2. Eastern Himalayas:

  • Poaching poses a significant problem, targeting tigers and rhinos for their body parts and use in traditional Chinese medicine.
  • Snow leopards and red pandas, prized for their pelts, are endangered.
  •  Extensive logging, mining, forest and grassland clearance, road construction, and dam projects contribute to habitat destruction.

3. Western Ghats:

  • The encroachment of human settlements on the fringes of the Western Ghats leads to increased human-animal conflicts, such as crop raids by elephants and livestock predation by leopards.
  • Wildlife is often trapped and killed to protect crops, livestock, and human lives.
  •  Forest fires and unregulated tourism further threaten wildlife biodiversity.

4. Sundaland:

  • The wildlife trade poses a significant threat, impacting species such as tigers, rhinos, turtles, geckos, monkeys, and bears.
  •  Orangutans are traded as pets, and caged birds are also in demand.
  •  Deforestation and habitat loss further exacerbate the threats faced by wildlife in the region.

5. Sunderban Mangroves and mangroves of alluvial deltas:

  • Siltation from soil erosion, agricultural runoff, aquaculture, fuelwood extraction, and indiscriminate construction negatively affect fish, shellfish, crustaceans, birds, and the Royal Bengal Tiger in the Sunderban mangroves.

6. Corals of Andaman and Nicobar Islands:

  • Habitat destruction due to sewage and industrial effluents, as well as their use in cement factories and jewelry making, poses a threat to the approximately 179 coral species in the Andaman and Nicobar Islands.

7. Threats to river ecosystems:

  • Water pollution, heavy metals, toxic effluents, hot water from industries, organic wastes, and agricultural runoff have a detrimental effect on fish, dolphins, and other marine life.
  • River Ganga pollution results in hypoxia, making it challenging for marine animals to survive.


Way ahead:

  • Strict enforcement of existing wildlife protection acts and biodiversity conservation regulations, such as the Wildlife Protection Act 1972 and Wetland Conservation and Management Rules 2010.
  • Financial and technical support for wildlife research initiatives and centrally sponsored schemes like the Integrated Development of Wildlife Habitats, Project Rhino, Project Great Indian Bustard, Project Tiger, and Project Elephant.
  • Establishment of stringent rules and actions against illegal wildlife trading and poaching by the Wildlife Crime Control Bureau.
  • Protection of natural wildlife habitats through clear demarcation and prevention of encroachment, illegal construction, and occupation.
  • Creation of protected areas, such as national parks, conservation reserves, and sanctuaries, to ensure the preservation of threatened species within their natural habitats.
  • Ban on veterinary drugs harmful to wildlife and promotion of wildlife conservation breeding programs to safeguard endangered species.
  • Identification and support for the recovery of endangered species through initiatives like the “Recovery of Endangered Species” under the Integrated Development of Wildlife Habitats.


India’s wildlife faces numerous threats due to human activities, including deforestation, pollution, overexploitation, habitat loss, and illegal trading.
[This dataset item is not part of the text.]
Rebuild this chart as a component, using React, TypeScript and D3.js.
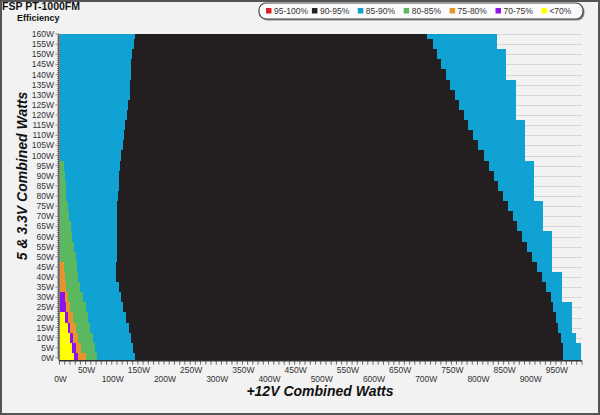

The severity of these threats varies across different biodiversity hotspot regions in India.

To mitigate these challenges, it is crucial to implement stringent policies, protect natural habitats, support research and conservation efforts, and take strict actions against offenders. By doing so, India can preserve its rich wildlife and ensure a sustainable future for biodiversity.